4. Neglecting failure domains: Not properly configuring CRUSH maps for failure domains can reduce actual durability below expected levels.
5. Overlooking network capacity: Replication and recovery traffic can saturate networks if not properly planned.
6. Assuming uniform performance: Different drive types (HDD vs SSD) have vastly different performance characteristics that affect usable capacity.
7. Not testing recovery: Failing to test recovery procedures may reveal capacity issues during actual failures.
8. Ignoring monitor requirements: Monitors need sufficient resources – under-provisioning can cause cluster instability.
9. Forgetting about backups: Capacity planning should include space for backups and snapshots if used.
10. Not considering compression: For compressible data, not enabling compression can waste 30-50% of capacity.

Use our calculator as a starting point, but always validate with test deployments using your actual workload patterns.

How does Ceph’s compression feature affect capacity calculations?
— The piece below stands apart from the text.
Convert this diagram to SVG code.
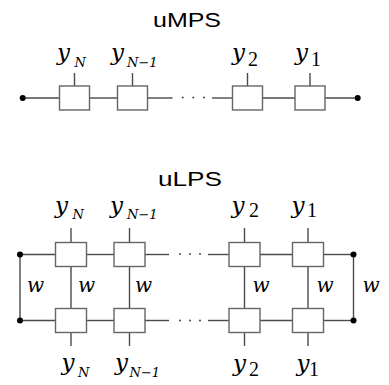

Ceph’s compression (available in BlueStore) can significantly impact effective capacity:

• Compression Ratios:
  • Text/data: 2:1 to 4:1 (50-75% space savings)
  • Logs: 3:1 to 10:1 (66-90% space savings)
  • Media: 1.1:1 to 1.5:1 (0-33% space savings)
  • Already compressed: ~1:1 (no savings)
• CPU Impact:
  • Compression adds 5-15% CPU overhead
  • Faster algorithms (like snappy) use less CPU but compress less
  • Slower algorithms (like zstd) use more CPU but compress better
• Capacity Planning Adjustments:
  • For compressible data, you can effectively increase capacity by 30-50%
  • Add 10-20% more OSDs to account for compression CPU requirements
  • Monitor actual compression ratios – they vary by data type
• Best Practices:
  • Enable compression for text, logs, and database workloads
  • Disable for already compressed data (images, video, archives)
  • Test with your specific data to determine actual ratios
  • Consider CPU resources when planning compression

Our calculator doesn’t account for compression – adjust your raw capacity estimates upward if you plan to use compression with compressible data.